Return to Vietnam

Columbus Alive | June 9, 2005
Everything old is new again in this re-release of Peter Davis’ landmark, Oscar-winning 1974 documentary about the Vietnam War. Through interviews and footage at war and at home, the filmmaker presents virtually all relevant perspectives on a conflict that began with a lie, continued under the guise of spreading “freedom” and ultimately became a bloody, powerfully polarizing morass.

The red herring Gulf of Tonkin incident is brought up by Lyndon Johnson, one of the four presidents seen trying to explain America’s actions in Vietnam. Davis uses a variety of sources—parades, a high school football game, chats with willfully ignorant civilians and a former POW propagandizing on the lecture circuit—to point to the whole incident as a flaw in this country’s competitive, alpha-male character.

He also provides the responses of veterans marked by battle wounds or the body counts of their service, and the farmers at ground level when the bombs hit. One cries, “What did I do to Nixon to make him come here and bomb my country?”

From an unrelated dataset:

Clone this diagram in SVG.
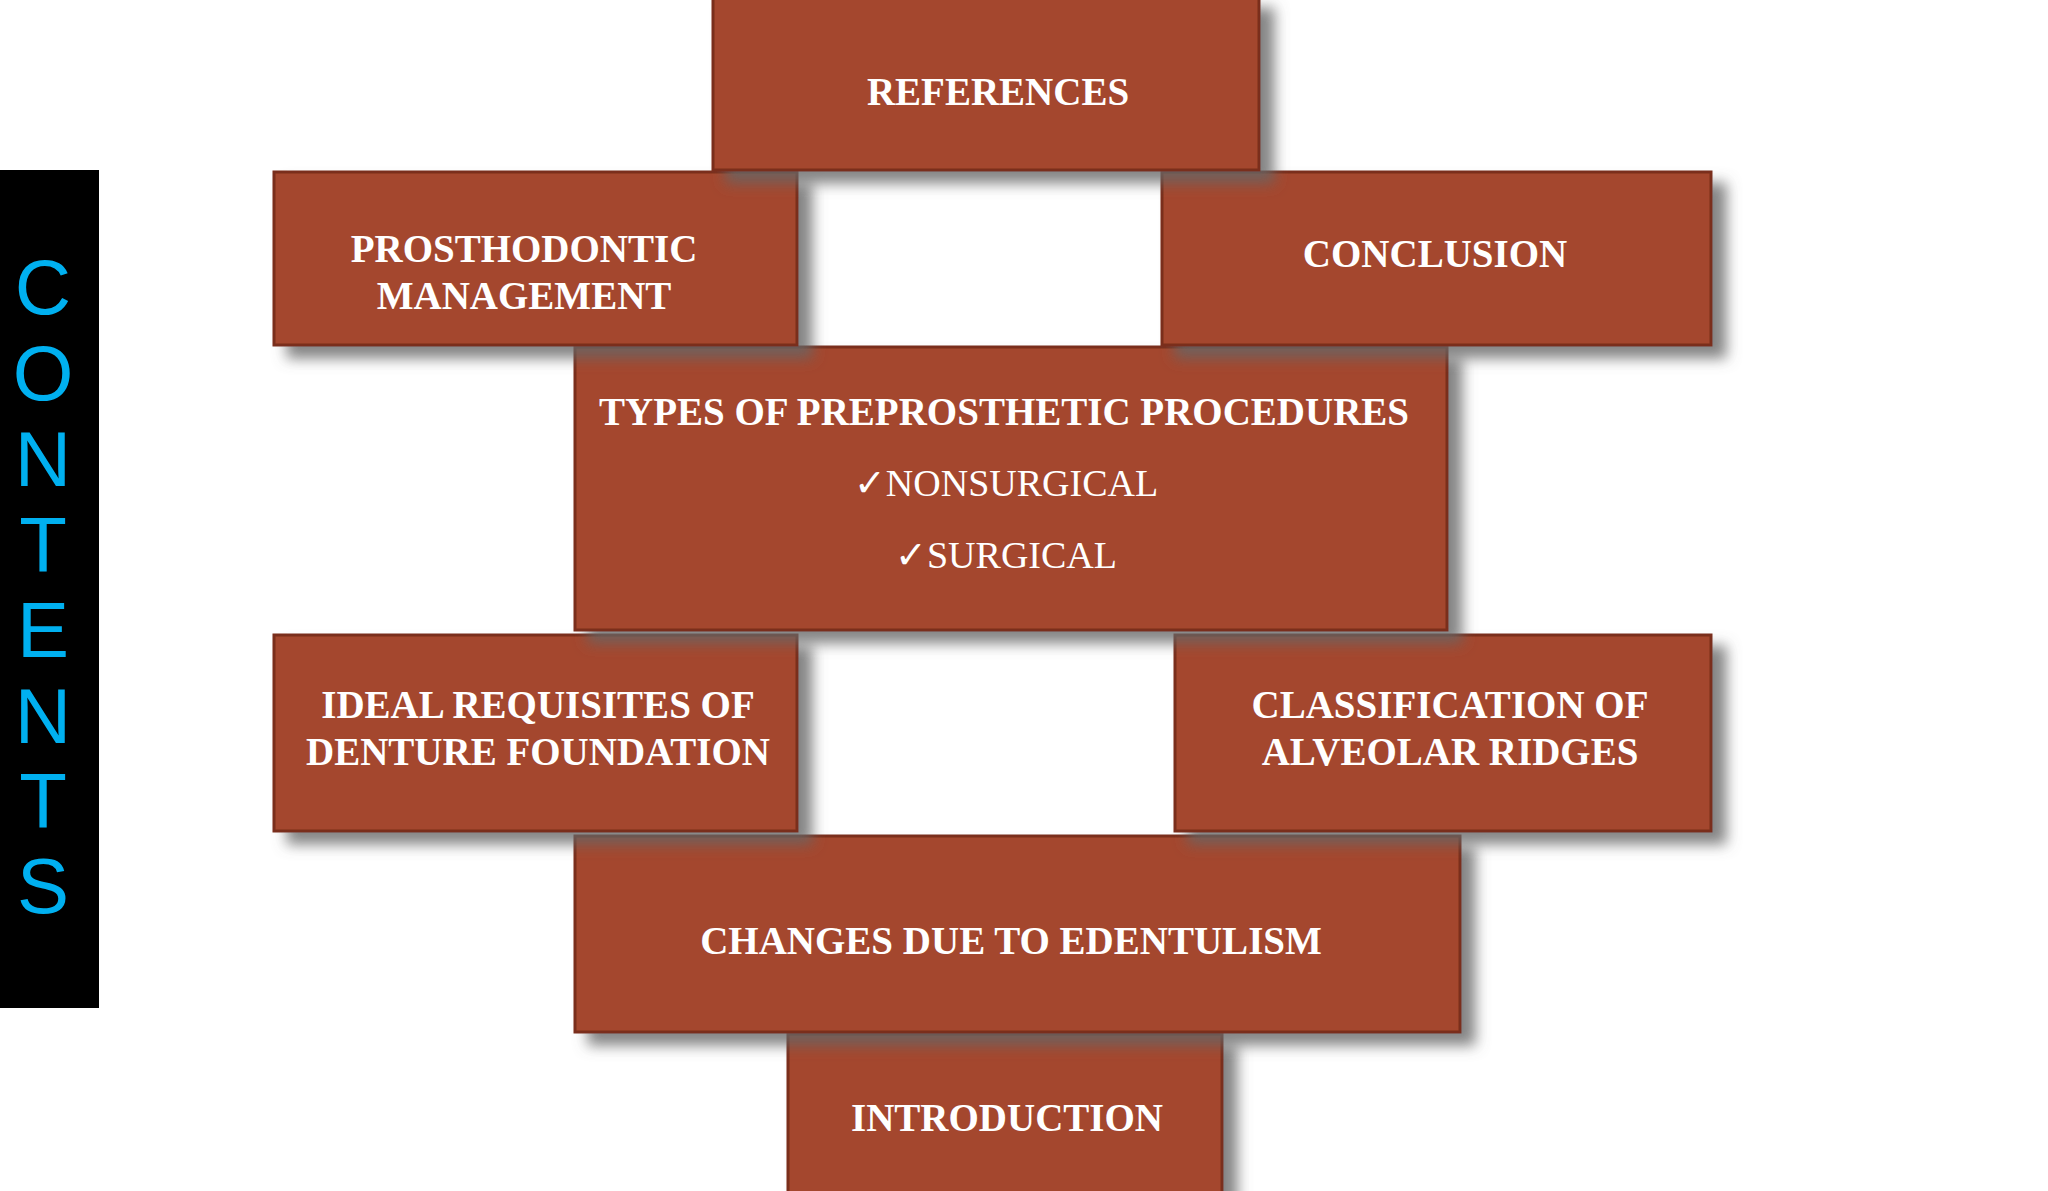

The work’s most distinctive trait, but also its most noticeable weakness, is Davis’ juxtaposition of different situations for maximum emotional effect. The comment above by a bereaved father is paired with a supremely ignorant remark that “life is cheap in the Orient” from General William Westmoreland. A scene of soldiers engaging a few of the local prostitutes is followed by soldiers torching someone’s home. Shots of a village being razed and Vietnamese prisoners being interrogated are set to an old recording of “Over There.”

Given how many destroyed homes and lifeless bodies are seen in Vietnam, the number of soldiers shown arriving back in the U.S. as amputees, and the inclusion of the now-iconic image of a naked young girl whose clothes and skin have been burned off by napalm, Davis could have evoked the immoral horror of it all without the extra effort. Still, this is essential viewing for placing the current U.S. climate in a somewhat comforting historical context.